Boone County Journal
- Type: Weekly newspaper
- Owner(s): Will and Tara Blue
- Publisher: Tara Blue
- Political alignment: Center
- Headquarters: 201 South Henry Clay P.O. Box 197 Ashland, Missouri 65010
- Circulation: 2167
- Website: http://www.bocojo.com

= Boone County Journal =

Newspaper in Missouri, U.S.

The Boone County Journal is a small community newspaper that serves Boone County and is headquartered in the city of Ashland, Missouri. Ashland is a small town in Boone County which exists in central Missouri. Boone County is home to Columbia, Missouri which houses the University of Missouri and has a population of about 178, 271 people. The newspaper is released weekly. Advertised as Southern Boone County's primary news source, this newspaper is released each Wednesday to an audience of 2,560 readers.

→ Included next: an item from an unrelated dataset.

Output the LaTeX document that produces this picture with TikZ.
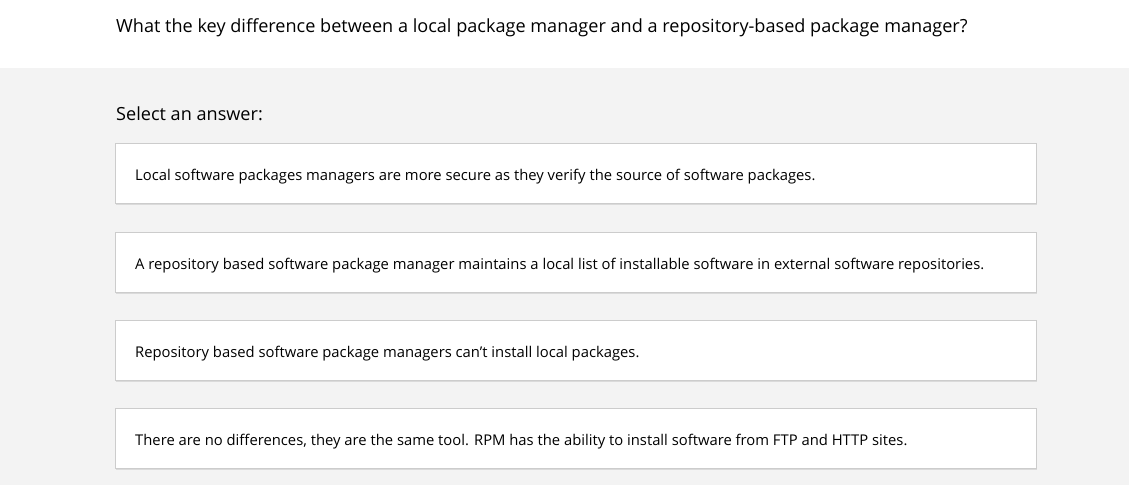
\documentclass[tikz,border=0pt]{standalone}
\usepackage{fontspec}
\setmainfont{Open Sans}
\definecolor{pagegray}{HTML}{F3F3F3}
\definecolor{boxline}{HTML}{CCCCCC}
\definecolor{shadowgray}{HTML}{DADADA}
\begin{document}
\begin{tikzpicture}[x=1pt,y=-1pt,
  answer/.style={rectangle,draw=boxline,fill=white,minimum width=921pt,minimum height=60pt,anchor=north west},
  answertext/.style={anchor=west,font=\fontsize{14.8}{17}\selectfont,inner sep=0pt}]
\useasboundingbox (0,0) rectangle (1129,485);
\fill[white] (0,0) rectangle (1129,68);
\fill[pagegray] (0,68) rectangle (1129,485);

\node[anchor=west,inner sep=0pt,font=\fontsize{18.1}{21}\selectfont] (question) at (116,28)
  {What the key difference between a local package manager and a repository-based package manager?};
\node[anchor=west,inner sep=0pt,font=\fontsize{18.1}{21}\selectfont] (select) at (116,114) {Select an answer:};

\foreach \y/\name/\txt in {143/a/{Local software packages managers are more secure as they verify the source of software packages.},
  232/b/{A repository based software package manager maintains a local list of installable software in external software repositories.},
  320/c/{Repository based software package managers can\char39t install local packages.},
  408/d/{There are no differences, they are the same tool. RPM has the ability to install software from FTP and HTTP sites.}}{
  \fill[shadowgray] (116,\y+2) rectangle (1037,\y+62);
  \node[answer] (\name) at (115,\y) {};
  \node[answertext] (\name text) at (135,\y+34) {\txt};
}
\end{tikzpicture}
\end{document}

== Ownership and history ==
The Boone County Journal was founded by Dan Fichel in 1969. There were four ownership changes before the current owners, Will and Tara Blue, bought the newspaper in 2023. Ernie Wren is the lead reporter and managing editor.

== Coverage ==
Abigail Perano with the Missourian wrote a story about the Boone County Journal's owner, Bruce Wallace in November 2017. The story featured Bruce Wallace and his involvement with the Boone County Journal.

== Paper sections ==
The paper consists of six sections: news, sports, opinion, obituaries, classifieds. A major point in the sports section of the newspaper is called “Eagles Football” and contains updates and stories about the Southern Boone high school football team, as well as other school sports.